A scandal-hit council has confirmed the candidates who will stand in an election to replace the seat left by its jailed former leader.
West Lindsey District Council will hold its vote to decide who will take the Nettleham seat, previously held by disgraced former Conservative Giles McNeill, on Thursday, December 16.
Mr McNeill was last week jailed for 14 months after admitting eight theft, fraud and forgery charges totalling £31,201.04 from his own party over a six year period.
Mr McNeill resigned as leader of the council in September 2020, prior to the allegations coming to light, and was later removed from his chosen party, but sat as an independent in the ward until a month prior to his sentencing.
According to documents on WLDC’s website the candidates for his seat are:
- Ben Loryman, Green Party
- Jess McGuire, Labour Party
- Jaime Oliver, Liberal Democrat
- Maureen Palmer, Conservative
Announcing his candidacy on Twitter, Ben Loryman said he wanted WLDC to declare a climate emergency, introduce a policy for planting (and caring for) more trees, and provide the best possible support for people to save hundreds on their energy bills by insulating their homes.
Jess’ candidate leaflet calls for new homes in the village to be “affordable for all” and calls for better social care support for elderly residents. She wants increased investment in community events and is campaigning for streetlights to be switched back on.
Jaime’s main focuses are on offering better bus services, controlling speeding traffic, ensuring vulnerable people are not isolated, improving access to healthcare and encouraging respectful parking. Her leaflet focuses on opposing changes to the planning process and action on climate and the environment.

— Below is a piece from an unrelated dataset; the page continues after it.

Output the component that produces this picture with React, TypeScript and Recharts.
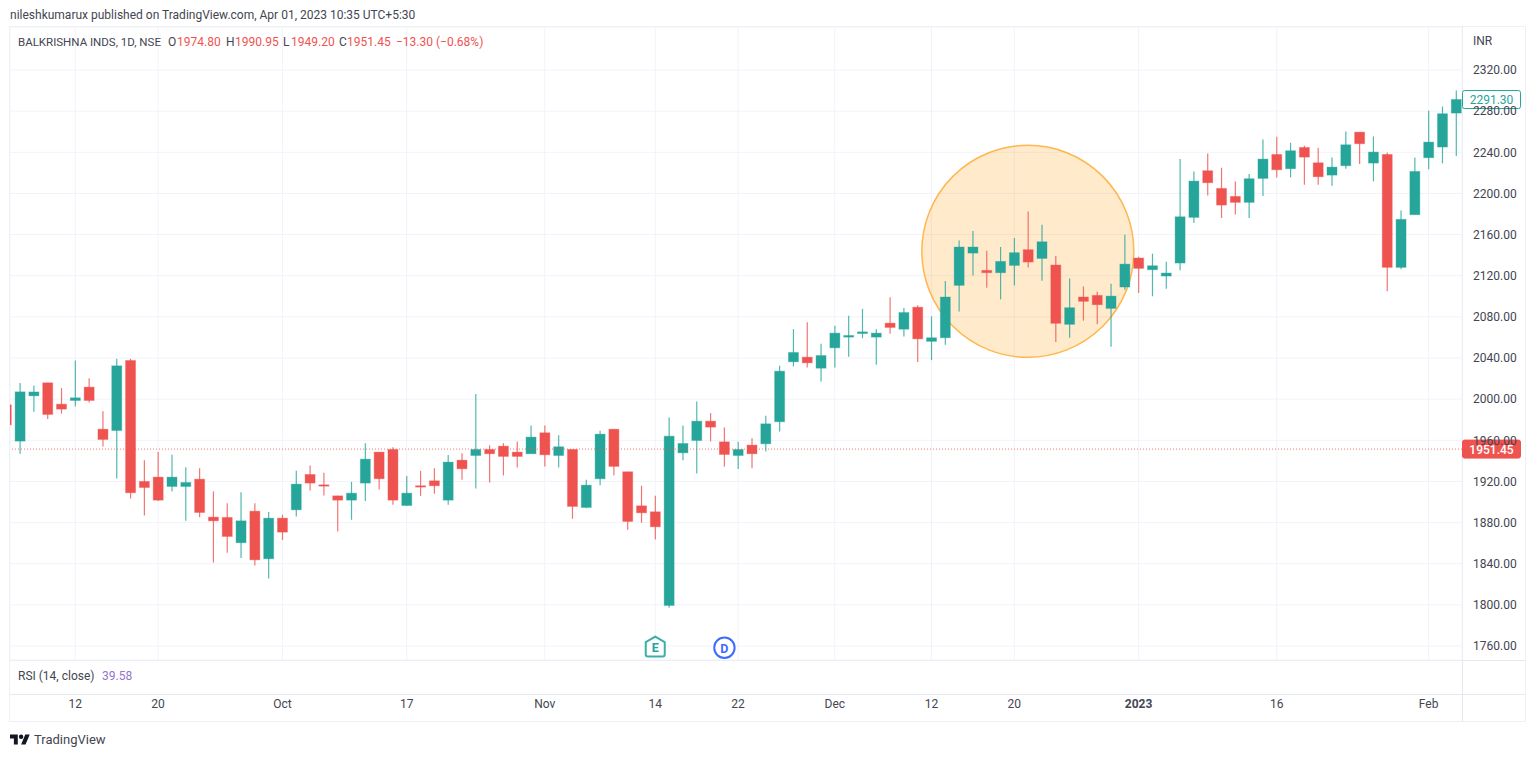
import React from 'react';
import { ComposedChart, Bar, XAxis, YAxis, CartesianGrid, ReferenceLine, ReferenceDot } from 'recharts';

const UP = '#26a69a';
const DOWN = '#ef5350';
const FONT = 'Roboto, sans-serif';

const indices = [-1,0,1,2,3,4,5,6,7,8,9,10,11,12,13,14,15,16,17,18,19,20,21,22,23,24,25,26,27,28,29,30,31,32,33,34,35,36,37,38,39,40,41,42,43,44,45,46,47,48,49,50,51,52,53,54,55,56,57,58,59,60,61,62,63,64,65,66,67,68,69,70,71,72,73,74,75,76,77,78,79,80,81,82,83,84,85,86,87,88,89,90,91,92,93,94,95,96,97,98,99,100,101,102,103,104];
const opens = [1994.5,1959.2,2003.2,2015.9,1995.1,1998.7,2011.7,1970.8,1969.5,2037.6,1920,1924.2,1915.1,1915.1,1922.2,1885.3,1885,1860.4,1891.1,1844.8,1884.3,1892.4,1926.8,1916.7,1906,1901.8,1918.4,1948.5,1951.1,1896.6,1915.8,1920.6,1901.8,1940.7,1945.2,1951.1,1954.3,1948.5,1946.9,1967.3,1945.2,1951.1,1894.7,1922.6,1970.8,1929.4,1896.3,1890.5,1799.4,1947.8,1959.8,1978.6,1958.5,1945.2,1955.3,1956.6,1978,2036.3,2040.8,2030.1,2049.9,2060.3,2063.8,2060.3,2073.9,2068,2089.4,2056.2,2059.7,2110.6,2142,2125.2,2122.9,2130,2145.3,2136.8,2130.4,2072.7,2099.3,2100.9,2088.2,2109,2137.2,2125.8,2119.7,2132.3,2176.7,2222.1,2204.9,2197.1,2191.3,2214.6,2237.9,2224,2244.7,2229.8,2217.8,2226.9,2259.6,2229.5,2237.9,2128.1,2179.3,2234.7,2245.1,2278.1];
const highs = [1994.5,2015.6,2013.3,2016,2010.7,2037.6,2020.4,1988.3,2039.2,2039.2,1940.7,1948.5,1945.9,1933.9,1932.9,1910.3,1898.9,1909.6,1898.9,1890.2,1887.6,1930.3,1935.5,1928.4,1906,1919.6,1957.2,1948.5,1953.3,1925.2,1930.3,1932.9,1945.6,1947.5,2004.9,1955.3,1957.2,1958.9,1974.4,1974.4,1965,1951.1,1921.6,1969.2,1970.8,1929.4,1915.8,1906,1982.2,1974.4,1997.7,1986.4,1972.5,1958.5,1962.1,1983.8,2032.4,2068,2074.8,2053.8,2071.3,2081,2087.8,2068,2099.1,2088.5,2091.4,2080.5,2114.8,2154.3,2163.4,2144.3,2147.9,2156.6,2182.5,2169.6,2139.1,2117.4,2109.6,2104.4,2112.2,2159.9,2138.5,2141.4,2133.6,2233.4,2221.4,2238.9,2225,2211.7,2218.8,2252.5,2255.1,2249.3,2246.4,2244.4,2235,2260.3,2259.6,2255.4,2239.9,2183.5,2235,2280.4,2284.6,2300.1];
const lows = [1975,1946.9,1987.7,1980.6,1986,1992.9,1996.8,1954,1922.9,1903.4,1886.9,1900.9,1910.3,1881.7,1885.3,1841.2,1850.6,1845.5,1838.3,1825.7,1862.9,1885.9,1911.2,1906.4,1871.4,1882.7,1900.9,1912.2,1897.3,1896.6,1906,1908,1897.3,1921.6,1913.2,1919,1925.8,1933.6,1946.9,1934.6,1933.6,1883.7,1894,1916.4,1925.8,1873,1879.8,1863.6,1797.2,1940.7,1927.7,1958.9,1934.6,1932,1932.9,1949.1,1968.6,2031.8,2030.8,2017.2,2030.8,2041.1,2059.3,2033.4,2063.5,2060.9,2036,2037.9,2052.9,2085.3,2120.3,2108.3,2097,2110.6,2128.1,2115.1,2055.5,2059.7,2076.3,2072.7,2051,2106.4,2103.2,2100,2107.4,2125.2,2171.2,2198.1,2176.1,2179.6,2176.1,2197.4,2215.6,2215.6,2208.5,2208.5,2207.5,2224,2228.5,2211.7,2104.8,2126.2,2179.3,2223.4,2229.2,2236.3];
const closes = [1975,2007.1,2007,1985.1,1990.3,2001.3,1998.7,1960.8,2032.4,1909,1914.1,1901.8,1924.2,1919,1889.8,1881.7,1866.5,1881.7,1843.8,1884.3,1870.7,1917.4,1918.4,1915.4,1901.8,1908.6,1941.7,1922.6,1901.8,1908.6,1914.5,1915.8,1938.8,1932.3,1951.1,1946.9,1944.3,1944.3,1963.1,1945.9,1953.7,1895.7,1916.4,1966,1934.6,1881.1,1889.5,1875.9,1964,1956.9,1978.6,1972.8,1946.2,1951.1,1946.9,1976,2027.2,2045.4,2035.3,2042.4,2064.2,2061.9,2065.4,2064.2,2069.7,2084.2,2058.6,2059.7,2099.3,2147.9,2147.9,2122.9,2133.9,2142.4,2133.3,2153,2073.7,2088.9,2095.1,2091.8,2100.2,2131.3,2127.1,2129.7,2122.6,2177.3,2212,2210.4,2188.7,2191.3,2214.3,2233.4,2223,2241.5,2235.3,2216.2,2225.6,2247.3,2248.3,2240.2,2128.1,2174.8,2221.4,2249.9,2277.5,2291.4];

const timeTickIndex = [4, 10, 19, 28, 38, 46, 52, 59, 66, 72, 81, 91, 102];
const timeTickLabels = ['12', '20', 'Oct', '17', 'Nov', '14', '22', 'Dec', '12', '20', '2023', '16', 'Feb'];
const priceTicks = [1760,1800,1840,1880,1920,1960,2000,2040,2080,2120,2160,2200,2240,2280,2320];
const legendParts: [string, number, string, number][] = [
  ['BALKRISHNA INDS, 1D, NSE', 18, '#434651', 11.5], ['O', 168, '#434651', 12], ['1974.80', 177, DOWN, 12],
  ['H', 226, '#434651', 12], ['1990.95', 235, DOWN, 12], ['L', 283, '#434651', 12], ['1949.20', 291, DOWN, 12],
  ['C', 339, '#434651', 12], ['1951.45', 347, DOWN, 12], ['\u221213.30 (\u22120.68%)', 396, DOWN, 12],
];

const chartData = indices.map((i, k) => ({
  i, range: [lows[k], highs[k]], open: opens[k], close: closes[k],
}));

function Candle(props: any) {
  const { x, y, width, height, payload } = props;
  const [low, high] = payload.range;
  const perUnit = height / (high - low);
  const yOf = (v: number) => y + (high - v) * perUnit;
  const color = payload.close >= payload.open ? UP : DOWN;
  const cx = x + width / 2;
  const top = yOf(Math.max(payload.open, payload.close));
  const bot = yOf(Math.min(payload.open, payload.close));
  return (
    <g>
      <line x1={cx} x2={cx} y1={y} y2={y + height} stroke={color} strokeWidth={1.2} strokeOpacity={0.8} />
      <rect x={x} y={top} width={width} height={Math.max(bot - top, 1)} fill={color} stroke={color} strokeOpacity={0.35} strokeWidth={1} />
    </g>
  );
}

function PriceTag(props: any) {
  const { viewBox, value, fill, stroke, color, weight } = props;
  const left = viewBox.x + viewBox.width;
  return (
    <g>
      <rect x={left + 0.5} y={viewBox.y - 9} width={58} height={18} rx={2} fill={fill} stroke={stroke} />
      <text x={left + 29.5} y={viewBox.y + 4.5} textAnchor="middle" fontSize={12} fontWeight={weight} fontFamily={FONT} fill={color}>{value}</text>
    </g>
  );
}

function EarningsMark(props: any) {
  const { cx, cy } = props;
  return (
    <g>
      <path d={`M${cx - 9.5} ${cy - 5} L${cx} ${cy - 10.5} L${cx + 9.5} ${cy - 5} L${cx + 9.5} ${cy + 7.5} Q${cx + 9.5} ${cy + 9.5} ${cx + 7.5} ${cy + 9.5} L${cx - 7.5} ${cy + 9.5} Q${cx - 9.5} ${cy + 9.5} ${cx - 9.5} ${cy + 7.5} Z`} fill="#fff" stroke={UP} strokeOpacity={0.9} strokeWidth={2} strokeLinejoin="round" />
      <text x={cx} y={cy + 5} textAnchor="middle" fontSize={12.5} fontWeight={700} fontFamily={FONT} fill={UP}>E</text>
    </g>
  );
}

function DividendMark(props: any) {
  const { cx, cy } = props;
  return (
    <g>
      <circle cx={cx} cy={cy} r={10.2} fill="#fff" stroke="#3d6cff" strokeWidth={2} />
      <text x={cx} y={cy + 4.8} textAnchor="middle" fontSize={12.5} fontWeight={700} fontFamily={FONT} fill="#3d6cff">D</text>
    </g>
  );
}

function TimeTick(props: any) {
  const { x, y, payload } = props;
  const label = timeTickLabels[timeTickIndex.indexOf(payload.value)];
  return (
    <text x={x} y={y} dy={4} textAnchor="middle" fontSize={12} fontFamily={FONT} fill="#434651" fontWeight={label === '2023' ? 700 : 400}>{label}</text>
  );
}

const abs = (left: number, top: number, extra: React.CSSProperties = {}): React.CSSProperties => ({
  position: 'absolute', left, top, fontFamily: FONT, fontSize: 12, lineHeight: '14px', color: '#434651', whiteSpace: 'nowrap', ...extra,
});
const BORDER = '#e6e8f0';

export default function App() {
  return (
    <div style={{ position: 'absolute', left: 0, top: 0, width: 1536, height: 757, background: '#fff', overflow: 'hidden' }}>
      <div style={abs(10, 8)}>nileshkumarux published on TradingView.com, Apr 01, 2023 10:35 UTC+5:30</div>
      <div style={{ position: 'absolute', left: 9, top: 26, width: 1517, height: 696, border: `1.5px solid #eef0f5`, boxSizing: 'border-box' }} />
      <div style={{ position: 'absolute', left: 10, top: 660, width: 1515, height: 1, background: BORDER }} />
      <div style={{ position: 'absolute', left: 10, top: 694, width: 1515, height: 1, background: BORDER }} />
      <div style={{ position: 'absolute', left: 1462, top: 26, width: 1, height: 696, background: BORDER }} />
      <div style={{ position: 'absolute', left: 0, top: 0 }}>
        <ComposedChart width={1536} height={757} data={chartData} margin={{ top: 27, right: 14, bottom: 35, left: 10 }}>
          <CartesianGrid stroke="#f0f3fa" strokeWidth={1} />
          <XAxis dataKey="i" type="number" domain={[-0.724, 104.42]} allowDataOverflow ticks={timeTickIndex} interval={0}
            height={62} axisLine={false} tickLine={false} tickSize={0} tickMargin={44} tick={<TimeTick />} />
          <YAxis orientation="right" type="number" domain={[1746.4, 2361.8]} allowDataOverflow ticks={priceTicks} interval={0}
            width={60} axisLine={false} tickLine={false} tickSize={0} tickMargin={11}
            tickFormatter={(v: number) => v.toFixed(2)} tick={{ fontSize: 12, fontFamily: FONT, fill: '#434651', textAnchor: 'start' }} />
          <ReferenceDot x={72.98} y={2143.7} r={106} fill="#ff9800" fillOpacity={0.2} stroke="#ffb74d" strokeWidth={1.5} ifOverflow="visible" zIndex={-50} />
          <ReferenceLine y={1951.45} stroke={DOWN} strokeDasharray="1 2" strokeOpacity={0.8}
            label={<PriceTag value="1951.45" fill={DOWN} stroke={DOWN} color="#fff" weight={500} />} />
          <ReferenceLine y={2291.3} stroke="none"
            label={<PriceTag value="2291.30" fill="#fff" stroke={UP} color={UP} weight={400} />} />
          <Bar dataKey="range" barSize={10} isAnimationActive={false} shape={<Candle />} />
          <ReferenceDot x={46} y={1759} r={10} shape={<EarningsMark />} ifOverflow="visible" />
          <ReferenceDot x={51.01} y={1758.3} r={10} shape={<DividendMark />} ifOverflow="visible" />
        </ComposedChart>
      </div>
      {legendParts.map(([t, left, color, size]) => (
        <div key={left} style={abs(left, 35, { color, fontSize: size })}>{t}</div>
      ))}
      <div style={abs(1473, 34)}>INR</div>
      <div style={abs(18, 669)}>RSI (14, close)</div>
      <div style={abs(102, 669, { color: '#9575cd' })}>39.58</div>
      <svg style={{ position: 'absolute', left: 10, top: 733.5 }} width={20} height={11} viewBox="0 4 36 18">
        <path fill="#131722" d="M14 22H7V11H0V4h14v18zM28 22h-8l7.5-18h8L28 22z" />
        <circle cx={20} cy={8} r={4} fill="#131722" />
      </svg>
      <div style={abs(34, 733, { fontSize: 13 })}>TradingView</div>
    </div>
  );
}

The Conservatives, who last week said they were “looking forward positively and working to overcome” the damage Mr McNeill caused, said Maureen had a passion for children’s education, their welfare and development along with the environment, maintaining and improving the area. They said she wanted to protect communities from unsuitable development.
Residents have until midnight tonight (Tuesday, November 30) to register to vote online.